Unfortunately, Pleyel trusts that his own mind is able to discern the truth over Clara’s heart and runs away from the reality he cannot handle. He trusts that his reasoning is greater than his emotions and ignores his own feelings for Clara, which leads him to marry another woman before he finally ends up with Clara years later. Charles Brockden Brown’s Wieland is a Gothic novel of epistemology. It is unlike anything else that has been read this semester as it is one of the earliest Gothic novels written.
The ancestral curse that befalls the Wieland family when Grandfather Wieland taints the noble bloodline is first carried to his son, whose only gratification is in his temple, who spontaneously combusts; and is then carried to his grandson who believes and trusts so firmly in his faith that he cannot differentiate between a biloquist and God’s actual orders and kills his family and himself.
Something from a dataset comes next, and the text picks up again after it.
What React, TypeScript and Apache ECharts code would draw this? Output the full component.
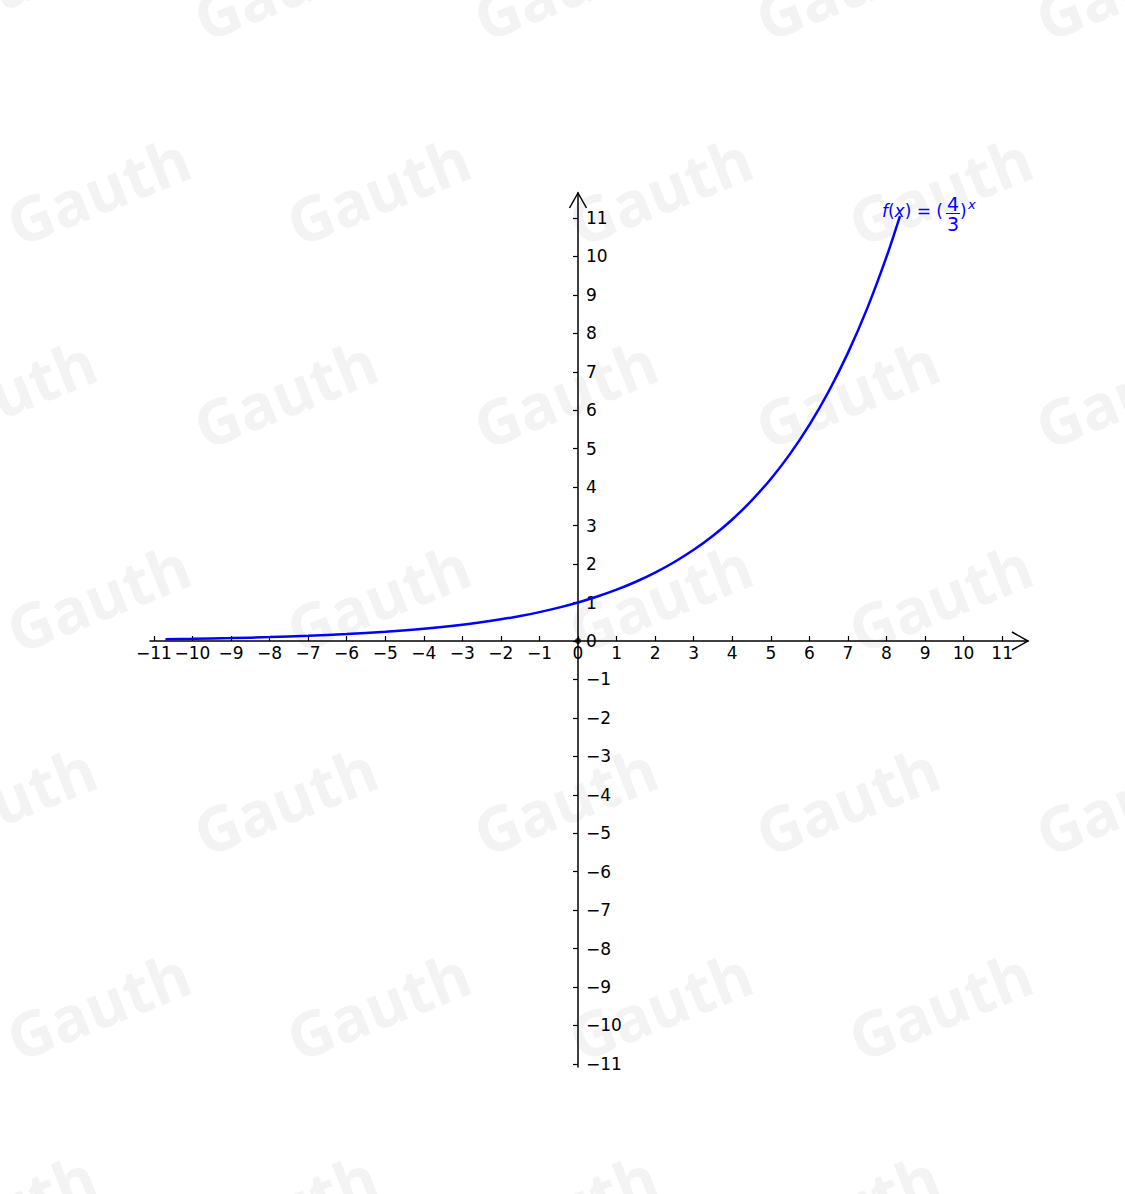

These “supernatural” occurrences are key in Gothic novels, even though Wieland and Clara are the only two characters who fall for them.
Pleyel, on the other hand, relies on his senses and instead of trusting what seems to be true (like Wieland), he trusts (what he concludes) has to be true. The ongoing tug-of-war of knowledge throughout the story between Wieland’s faith and Pleyel’s reason comes to an end when Wieland, the man of religion, murders his entire family because of his mistake of certainty. Brown is offering his take on the post-Enlightenment stance on religion through the tragic flaw and downfall of Wieland; while at the same time showing how the limits of human understanding in Pleyel cause him to not believe Clara and marry another woman first.
Even though both men lose their (first) wives, Pleyel manages to repair his relationship with Clara and marry her. This must be the victory of reason over religion. By embracing the dark side of the Enlightenment that was virtually untouched before and during the Eighteenth Century, Brown’s Wieland attributes religious mysticism to madness and shows the flaw of the Enlightenment to be the power of human emotions.